━━ DATA EXTRACT

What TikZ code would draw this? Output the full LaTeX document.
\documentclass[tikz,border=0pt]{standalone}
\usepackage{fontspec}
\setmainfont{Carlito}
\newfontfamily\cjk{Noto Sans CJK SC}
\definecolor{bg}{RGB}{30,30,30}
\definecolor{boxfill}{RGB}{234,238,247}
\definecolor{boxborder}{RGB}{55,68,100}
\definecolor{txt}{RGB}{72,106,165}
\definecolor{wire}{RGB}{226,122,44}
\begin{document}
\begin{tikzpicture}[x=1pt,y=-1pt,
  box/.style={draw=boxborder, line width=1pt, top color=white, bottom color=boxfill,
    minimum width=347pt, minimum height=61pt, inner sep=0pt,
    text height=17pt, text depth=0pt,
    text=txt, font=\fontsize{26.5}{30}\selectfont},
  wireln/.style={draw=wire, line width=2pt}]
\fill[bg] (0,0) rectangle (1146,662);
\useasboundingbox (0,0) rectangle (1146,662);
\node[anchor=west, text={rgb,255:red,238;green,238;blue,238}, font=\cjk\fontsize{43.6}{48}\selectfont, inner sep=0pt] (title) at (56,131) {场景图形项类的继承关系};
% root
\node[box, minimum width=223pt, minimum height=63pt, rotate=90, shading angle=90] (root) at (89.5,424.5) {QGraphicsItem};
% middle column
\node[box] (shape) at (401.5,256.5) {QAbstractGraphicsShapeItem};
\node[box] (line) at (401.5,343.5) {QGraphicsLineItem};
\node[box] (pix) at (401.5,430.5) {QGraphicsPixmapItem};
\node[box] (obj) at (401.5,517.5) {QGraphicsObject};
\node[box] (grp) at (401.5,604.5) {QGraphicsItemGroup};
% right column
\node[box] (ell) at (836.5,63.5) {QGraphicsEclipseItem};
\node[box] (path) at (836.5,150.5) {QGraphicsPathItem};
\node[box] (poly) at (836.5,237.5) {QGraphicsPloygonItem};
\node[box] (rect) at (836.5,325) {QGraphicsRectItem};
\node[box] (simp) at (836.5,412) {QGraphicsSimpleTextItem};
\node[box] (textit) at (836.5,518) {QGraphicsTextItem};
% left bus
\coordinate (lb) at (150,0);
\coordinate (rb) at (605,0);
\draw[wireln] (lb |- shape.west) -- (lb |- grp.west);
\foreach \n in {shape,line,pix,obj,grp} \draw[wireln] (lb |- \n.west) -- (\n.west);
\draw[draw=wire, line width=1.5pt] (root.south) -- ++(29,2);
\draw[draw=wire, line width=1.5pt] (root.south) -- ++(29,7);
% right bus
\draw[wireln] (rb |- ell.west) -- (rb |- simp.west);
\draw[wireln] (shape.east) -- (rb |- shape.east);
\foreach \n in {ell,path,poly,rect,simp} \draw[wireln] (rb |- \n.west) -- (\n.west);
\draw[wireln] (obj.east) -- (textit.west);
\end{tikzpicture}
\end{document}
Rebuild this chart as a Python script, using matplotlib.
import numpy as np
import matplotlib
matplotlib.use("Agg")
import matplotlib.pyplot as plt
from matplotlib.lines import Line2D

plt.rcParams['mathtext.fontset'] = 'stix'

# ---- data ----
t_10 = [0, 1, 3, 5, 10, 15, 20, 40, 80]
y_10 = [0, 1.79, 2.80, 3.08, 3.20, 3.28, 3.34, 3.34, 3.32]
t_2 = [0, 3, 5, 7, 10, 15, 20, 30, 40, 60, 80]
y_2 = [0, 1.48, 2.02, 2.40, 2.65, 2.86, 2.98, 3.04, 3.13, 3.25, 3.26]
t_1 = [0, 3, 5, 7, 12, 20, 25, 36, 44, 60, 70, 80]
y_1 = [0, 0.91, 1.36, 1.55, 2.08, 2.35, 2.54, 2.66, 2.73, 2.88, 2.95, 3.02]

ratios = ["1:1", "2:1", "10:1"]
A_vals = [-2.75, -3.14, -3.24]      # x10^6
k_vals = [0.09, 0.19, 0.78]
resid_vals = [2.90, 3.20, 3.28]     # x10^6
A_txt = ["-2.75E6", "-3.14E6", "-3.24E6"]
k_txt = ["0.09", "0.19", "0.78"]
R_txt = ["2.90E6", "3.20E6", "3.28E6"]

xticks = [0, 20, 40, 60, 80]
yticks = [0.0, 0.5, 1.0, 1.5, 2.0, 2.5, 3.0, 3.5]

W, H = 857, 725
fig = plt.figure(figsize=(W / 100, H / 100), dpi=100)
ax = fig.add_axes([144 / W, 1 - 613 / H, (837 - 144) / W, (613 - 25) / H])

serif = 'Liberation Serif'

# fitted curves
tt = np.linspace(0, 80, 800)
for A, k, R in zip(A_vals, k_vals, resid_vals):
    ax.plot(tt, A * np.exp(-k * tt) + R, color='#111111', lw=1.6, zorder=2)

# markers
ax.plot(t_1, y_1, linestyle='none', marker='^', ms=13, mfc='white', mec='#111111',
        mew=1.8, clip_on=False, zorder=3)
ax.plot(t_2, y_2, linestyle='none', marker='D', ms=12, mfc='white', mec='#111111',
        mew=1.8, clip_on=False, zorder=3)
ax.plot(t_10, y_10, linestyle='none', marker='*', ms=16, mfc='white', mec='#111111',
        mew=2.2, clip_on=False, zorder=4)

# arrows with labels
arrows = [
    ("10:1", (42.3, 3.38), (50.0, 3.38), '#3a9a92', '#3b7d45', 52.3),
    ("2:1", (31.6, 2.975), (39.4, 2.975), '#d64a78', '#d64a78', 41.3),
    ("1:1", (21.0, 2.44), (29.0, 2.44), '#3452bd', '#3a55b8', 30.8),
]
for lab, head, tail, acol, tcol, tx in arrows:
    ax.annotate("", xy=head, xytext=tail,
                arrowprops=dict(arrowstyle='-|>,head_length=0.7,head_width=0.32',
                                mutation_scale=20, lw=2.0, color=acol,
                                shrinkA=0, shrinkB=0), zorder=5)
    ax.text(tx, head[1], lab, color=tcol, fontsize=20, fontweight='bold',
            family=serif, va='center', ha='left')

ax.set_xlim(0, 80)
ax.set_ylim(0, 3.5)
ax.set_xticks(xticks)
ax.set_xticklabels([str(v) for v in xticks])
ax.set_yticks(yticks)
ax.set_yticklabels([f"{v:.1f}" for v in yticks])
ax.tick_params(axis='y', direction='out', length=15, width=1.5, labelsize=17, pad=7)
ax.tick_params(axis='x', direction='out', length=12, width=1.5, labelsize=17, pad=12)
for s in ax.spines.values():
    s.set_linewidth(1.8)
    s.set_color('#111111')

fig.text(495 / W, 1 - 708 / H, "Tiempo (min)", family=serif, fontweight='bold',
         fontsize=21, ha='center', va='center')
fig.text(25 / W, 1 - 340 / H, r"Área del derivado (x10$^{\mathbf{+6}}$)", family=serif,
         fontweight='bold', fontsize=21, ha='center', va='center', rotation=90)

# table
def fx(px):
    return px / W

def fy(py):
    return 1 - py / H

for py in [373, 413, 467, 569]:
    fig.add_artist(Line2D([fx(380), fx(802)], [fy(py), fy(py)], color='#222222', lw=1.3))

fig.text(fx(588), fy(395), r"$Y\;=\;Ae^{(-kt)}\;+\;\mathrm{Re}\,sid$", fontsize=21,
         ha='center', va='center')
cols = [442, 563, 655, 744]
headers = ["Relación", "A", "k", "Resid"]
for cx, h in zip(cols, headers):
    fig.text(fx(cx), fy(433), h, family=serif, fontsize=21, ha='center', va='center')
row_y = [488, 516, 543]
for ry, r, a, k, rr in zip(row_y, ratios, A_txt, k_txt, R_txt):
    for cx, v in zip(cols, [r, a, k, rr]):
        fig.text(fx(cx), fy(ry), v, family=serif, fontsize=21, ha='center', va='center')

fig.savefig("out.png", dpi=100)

━━━━

EXERCISE INSTRUCTIONS: Your task is to return the full listing exactly as it was given.

FINISHED EXERCISE:
What TikZ code would draw this? Output the full LaTeX document.
\documentclass[tikz,border=0pt]{standalone}
\usepackage{fontspec}
\setmainfont{Carlito}
\newfontfamily\cjk{Noto Sans CJK SC}
\definecolor{bg}{RGB}{30,30,30}
\definecolor{boxfill}{RGB}{234,238,247}
\definecolor{boxborder}{RGB}{55,68,100}
\definecolor{txt}{RGB}{72,106,165}
\definecolor{wire}{RGB}{226,122,44}
\begin{document}
\begin{tikzpicture}[x=1pt,y=-1pt,
  box/.style={draw=boxborder, line width=1pt, top color=white, bottom color=boxfill,
    minimum width=347pt, minimum height=61pt, inner sep=0pt,
    text height=17pt, text depth=0pt,
    text=txt, font=\fontsize{26.5}{30}\selectfont},
  wireln/.style={draw=wire, line width=2pt}]
\fill[bg] (0,0) rectangle (1146,662);
\useasboundingbox (0,0) rectangle (1146,662);
\node[anchor=west, text={rgb,255:red,238;green,238;blue,238}, font=\cjk\fontsize{43.6}{48}\selectfont, inner sep=0pt] (title) at (56,131) {场景图形项类的继承关系};
% root
\node[box, minimum width=223pt, minimum height=63pt, rotate=90, shading angle=90] (root) at (89.5,424.5) {QGraphicsItem};
% middle column
\node[box] (shape) at (401.5,256.5) {QAbstractGraphicsShapeItem};
\node[box] (line) at (401.5,343.5) {QGraphicsLineItem};
\node[box] (pix) at (401.5,430.5) {QGraphicsPixmapItem};
\node[box] (obj) at (401.5,517.5) {QGraphicsObject};
\node[box] (grp) at (401.5,604.5) {QGraphicsItemGroup};
% right column
\node[box] (ell) at (836.5,63.5) {QGraphicsEclipseItem};
\node[box] (path) at (836.5,150.5) {QGraphicsPathItem};
\node[box] (poly) at (836.5,237.5) {QGraphicsPloygonItem};
\node[box] (rect) at (836.5,325) {QGraphicsRectItem};
\node[box] (simp) at (836.5,412) {QGraphicsSimpleTextItem};
\node[box] (textit) at (836.5,518) {QGraphicsTextItem};
% left bus
\coordinate (lb) at (150,0);
\coordinate (rb) at (605,0);
\draw[wireln] (lb |- shape.west) -- (lb |- grp.west);
\foreach \n in {shape,line,pix,obj,grp} \draw[wireln] (lb |- \n.west) -- (\n.west);
\draw[draw=wire, line width=1.5pt] (root.south) -- ++(29,2);
\draw[draw=wire, line width=1.5pt] (root.south) -- ++(29,7);
% right bus
\draw[wireln] (rb |- ell.west) -- (rb |- simp.west);
\draw[wireln] (shape.east) -- (rb |- shape.east);
\foreach \n in {ell,path,poly,rect,simp} \draw[wireln] (rb |- \n.west) -- (\n.west);
\draw[wireln] (obj.east) -- (textit.west);
\end{tikzpicture}
\end{document}
Rebuild this chart as a Python script, using matplotlib.
import numpy as np
import matplotlib
matplotlib.use("Agg")
import matplotlib.pyplot as plt
from matplotlib.lines import Line2D

plt.rcParams['mathtext.fontset'] = 'stix'

# ---- data ----
t_10 = [0, 1, 3, 5, 10, 15, 20, 40, 80]
y_10 = [0, 1.79, 2.80, 3.08, 3.20, 3.28, 3.34, 3.34, 3.32]
t_2 = [0, 3, 5, 7, 10, 15, 20, 30, 40, 60, 80]
y_2 = [0, 1.48, 2.02, 2.40, 2.65, 2.86, 2.98, 3.04, 3.13, 3.25, 3.26]
t_1 = [0, 3, 5, 7, 12, 20, 25, 36, 44, 60, 70, 80]
y_1 = [0, 0.91, 1.36, 1.55, 2.08, 2.35, 2.54, 2.66, 2.73, 2.88, 2.95, 3.02]

ratios = ["1:1", "2:1", "10:1"]
A_vals = [-2.75, -3.14, -3.24]      # x10^6
k_vals = [0.09, 0.19, 0.78]
resid_vals = [2.90, 3.20, 3.28]     # x10^6
A_txt = ["-2.75E6", "-3.14E6", "-3.24E6"]
k_txt = ["0.09", "0.19", "0.78"]
R_txt = ["2.90E6", "3.20E6", "3.28E6"]

xticks = [0, 20, 40, 60, 80]
yticks = [0.0, 0.5, 1.0, 1.5, 2.0, 2.5, 3.0, 3.5]

W, H = 857, 725
fig = plt.figure(figsize=(W / 100, H / 100), dpi=100)
ax = fig.add_axes([144 / W, 1 - 613 / H, (837 - 144) / W, (613 - 25) / H])

serif = 'Liberation Serif'

# fitted curves
tt = np.linspace(0, 80, 800)
for A, k, R in zip(A_vals, k_vals, resid_vals):
    ax.plot(tt, A * np.exp(-k * tt) + R, color='#111111', lw=1.6, zorder=2)

# markers
ax.plot(t_1, y_1, linestyle='none', marker='^', ms=13, mfc='white', mec='#111111',
        mew=1.8, clip_on=False, zorder=3)
ax.plot(t_2, y_2, linestyle='none', marker='D', ms=12, mfc='white', mec='#111111',
        mew=1.8, clip_on=False, zorder=3)
ax.plot(t_10, y_10, linestyle='none', marker='*', ms=16, mfc='white', mec='#111111',
        mew=2.2, clip_on=False, zorder=4)

# arrows with labels
arrows = [
    ("10:1", (42.3, 3.38), (50.0, 3.38), '#3a9a92', '#3b7d45', 52.3),
    ("2:1", (31.6, 2.975), (39.4, 2.975), '#d64a78', '#d64a78', 41.3),
    ("1:1", (21.0, 2.44), (29.0, 2.44), '#3452bd', '#3a55b8', 30.8),
]
for lab, head, tail, acol, tcol, tx in arrows:
    ax.annotate("", xy=head, xytext=tail,
                arrowprops=dict(arrowstyle='-|>,head_length=0.7,head_width=0.32',
                                mutation_scale=20, lw=2.0, color=acol,
                                shrinkA=0, shrinkB=0), zorder=5)
    ax.text(tx, head[1], lab, color=tcol, fontsize=20, fontweight='bold',
            family=serif, va='center', ha='left')

ax.set_xlim(0, 80)
ax.set_ylim(0, 3.5)
ax.set_xticks(xticks)
ax.set_xticklabels([str(v) for v in xticks])
ax.set_yticks(yticks)
ax.set_yticklabels([f"{v:.1f}" for v in yticks])
ax.tick_params(axis='y', direction='out', length=15, width=1.5, labelsize=17, pad=7)
ax.tick_params(axis='x', direction='out', length=12, width=1.5, labelsize=17, pad=12)
for s in ax.spines.values():
    s.set_linewidth(1.8)
    s.set_color('#111111')

fig.text(495 / W, 1 - 708 / H, "Tiempo (min)", family=serif, fontweight='bold',
         fontsize=21, ha='center', va='center')
fig.text(25 / W, 1 - 340 / H, r"Área del derivado (x10$^{\mathbf{+6}}$)", family=serif,
         fontweight='bold', fontsize=21, ha='center', va='center', rotation=90)

# table
def fx(px):
    return px / W

def fy(py):
    return 1 - py / H

for py in [373, 413, 467, 569]:
    fig.add_artist(Line2D([fx(380), fx(802)], [fy(py), fy(py)], color='#222222', lw=1.3))

fig.text(fx(588), fy(395), r"$Y\;=\;Ae^{(-kt)}\;+\;\mathrm{Re}\,sid$", fontsize=21,
         ha='center', va='center')
cols = [442, 563, 655, 744]
headers = ["Relación", "A", "k", "Resid"]
for cx, h in zip(cols, headers):
    fig.text(fx(cx), fy(433), h, family=serif, fontsize=21, ha='center', va='center')
row_y = [488, 516, 543]
for ry, r, a, k, rr in zip(row_y, ratios, A_txt, k_txt, R_txt):
    for cx, v in zip(cols, [r, a, k, rr]):
        fig.text(fx(cx), fy(ry), v, family=serif, fontsize=21, ha='center', va='center')

fig.savefig("out.png", dpi=100)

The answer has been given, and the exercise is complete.